Once the ACORD 101 is complete, combine it with the parent ACORD 25 into a single PDF. The remarks schedule should follow the certificate as the second (or subsequent) page so the recipient sees them as one document. Most agency management systems generate this combined file automatically when you attach the ACORD 101 to a certificate request.

Electronic signatures are valid on ACORD certificates and their attachments under both the federal Electronic Signatures in Global and National Commerce Act (ESIGN) and the Uniform Electronic Transactions Act adopted by most states. A typed signature in a script font, a scanned wet signature, or a standard e-signature all qualify — though a full digital signature process with authentication and audit trail is stronger if the certificate holder or their legal team ever questions the signer’s identity.
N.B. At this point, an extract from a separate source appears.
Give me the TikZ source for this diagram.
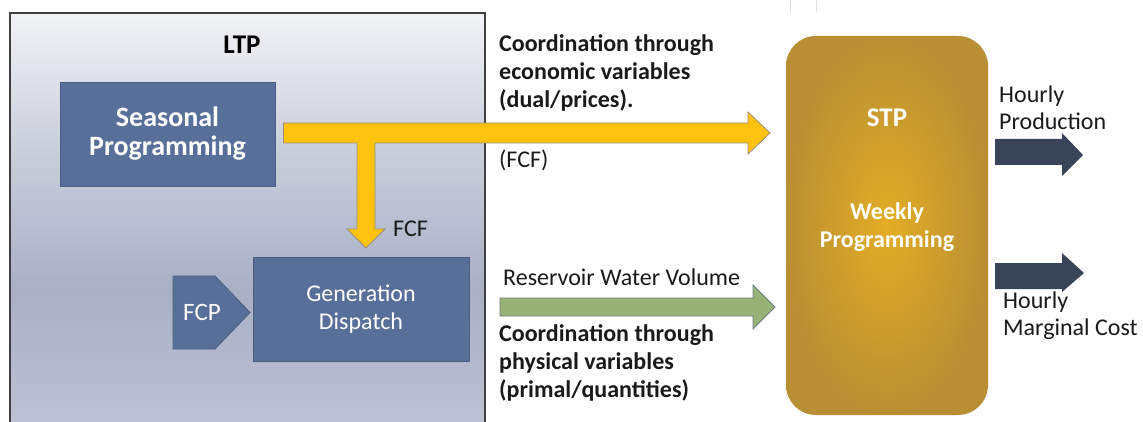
\documentclass[tikz,border=0pt]{standalone}
\usepackage{fontspec}
\setmainfont{Carlito}
\usetikzlibrary{calc}
\definecolor{boxblue}{HTML}{586F99}
\definecolor{boxedge}{HTML}{4A5C80}
\definecolor{yel}{HTML}{FEC20F}
\definecolor{yeledge}{HTML}{9A8F7A}
\definecolor{grn}{HTML}{98B174}
\definecolor{grnedge}{HTML}{6E7F8A}
\definecolor{darkarr}{HTML}{3A4459}
\definecolor{ltptop}{HTML}{F2F3F6}
\definecolor{ltpmid}{HTML}{A9AFC5}
\definecolor{ltpbot}{HTML}{BCC1D3}
\definecolor{stpin}{HTML}{E3AD25}
\definecolor{stpout}{HTML}{B98F33}
\definecolor{txt}{HTML}{1A1A1A}
\begin{document}
\begin{tikzpicture}[x=1pt,y=-1pt,
  bluebox/.style={draw=boxedge, line width=0.8pt, fill=boxblue, text=white, align=center, inner sep=0pt},
  lbl/.style={text=txt, align=left, anchor=west, inner sep=0pt, font=\fontsize{24}{28}\selectfont},
  blbl/.style={lbl, font=\fontsize{24}{28}\selectfont\bfseries},
  yarrow/.style={fill=yel, draw=yeledge, line width=0.8pt, line join=miter},
  garrow/.style={fill=grn, draw=grnedge, line width=0.8pt},
  darrow/.style={fill=darkarr, draw=none}]
\useasboundingbox (0,0) rectangle (1143,422);
\fill[white] (0,0) rectangle (1143,422);
% faint marks at top
\draw[black!12, line width=1pt] (790,0) -- (790,12) (816,0) -- (816,12);
% LTP panel
\shade[top color=ltptop, bottom color=ltpmid, middle color=ltpmid!55!ltptop, shading angle=0] (10,13) rectangle (485,290);
\shade[top color=ltpmid, bottom color=ltpbot] (10,290) rectangle (485,423);
\draw[black!75, line width=1.2pt] (10,423) -- (10,13) -- (485,13) -- (485,423);
\node[font=\fontsize{27}{28}\selectfont\bfseries, text=black] (ltp) at (242,45) {LTP};
% blue boxes
\node[bluebox, minimum width=215pt, minimum height=104pt, font=\fontsize{28}{29}\selectfont\bfseries] (sp) at (167.5,134) {Seasonal\\Programming};
\node[bluebox, minimum width=216pt, minimum height=104pt, font=\fontsize{24}{28}\selectfont] (gd) at (361,309) {Generation\\Dispatch};
\filldraw[fill=boxblue, draw=boxedge, line width=0.8pt] (173,276) -- (215,276) -- (250,312.5) -- (215,349) -- (173,349) -- cycle;
\node[text=white, font=\fontsize{25}{28}\selectfont] (fcp) at (202,312.5) {FCP};
% yellow arrows (to STP and down to dispatch)
\draw[yarrow] ($(sp.east)+(8,-11)$) -- (748,123) -- (748,112) -- (770,133) -- (748,154) -- (748,143) -- (375,143) -- (375,229) -- (385,229) -- (366,248) -- (347,229) -- (357,229) -- (357,143) -- ($(sp.east)+(8,9)$) -- cycle;
\node[lbl] (fcf) at (393,229) {FCF};
\node[blbl] (econ) at (499,73) {Coordination through\\economic variables\\(dual/prices).};
\node[lbl] (fcf2) at (499,160) {(FCF)};
% STP box
\shade[inner color=stpin, outer color=stpout, rounded corners=30pt] (786,36) rectangle (988,415);
\node[text=white, font=\fontsize{27}{28}\selectfont\bfseries] (stp) at (887,118) {STP};
\node[text=white, align=center, font=\fontsize{24}{28}\selectfont\bfseries] (wp) at (887,227) {Weekly\\Programming};
% green arrow
\draw[garrow] (500,298) -- (753,298) -- (753,285) -- (775,307) -- (753,329) -- (753,316) -- (500,316) -- cycle;
\node[lbl] (rwv) at (503,277) {Reservoir Water Volume};
\node[blbl] (phys) at (499,363) {Coordination through\\physical variables\\(primal/quantities)};
% dark arrows
\fill[darrow] (995,139) -- (1062,139) -- (1062,133) -- (1083,155) -- (1062,176) -- (1062,165) -- (995,165) -- cycle;
\fill[darrow] (995,263) -- (1062,263) -- (1062,253) -- (1084,273) -- (1062,292) -- (1062,289) -- (995,289) -- cycle;
\node[lbl, font=\fontsize{24}{27}\selectfont] (hp) at (999,108) {Hourly\\Production};
\node[lbl, font=\fontsize{24}{27}\selectfont] (hmc) at (1003,316) {Hourly\\Marginal Cost};
\end{tikzpicture}
\end{document}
Regardless of method, the person signing should be the producer of record or an authorized representative who can attest to the accuracy of the information.

Send the completed packet through whatever channel the certificate holder specifies — typically a secure email portal, a certificate-tracking platform, or standard email. After sending, keep a copy in your agency management system tied to the insured’s file. If the certificate holder requests revisions because the remarks don’t align with their contract requirements, verify whether the policy actually supports the requested language before making changes. Agreeing to add language that the policy doesn’t back puts you in the same misrepresentation problem described above.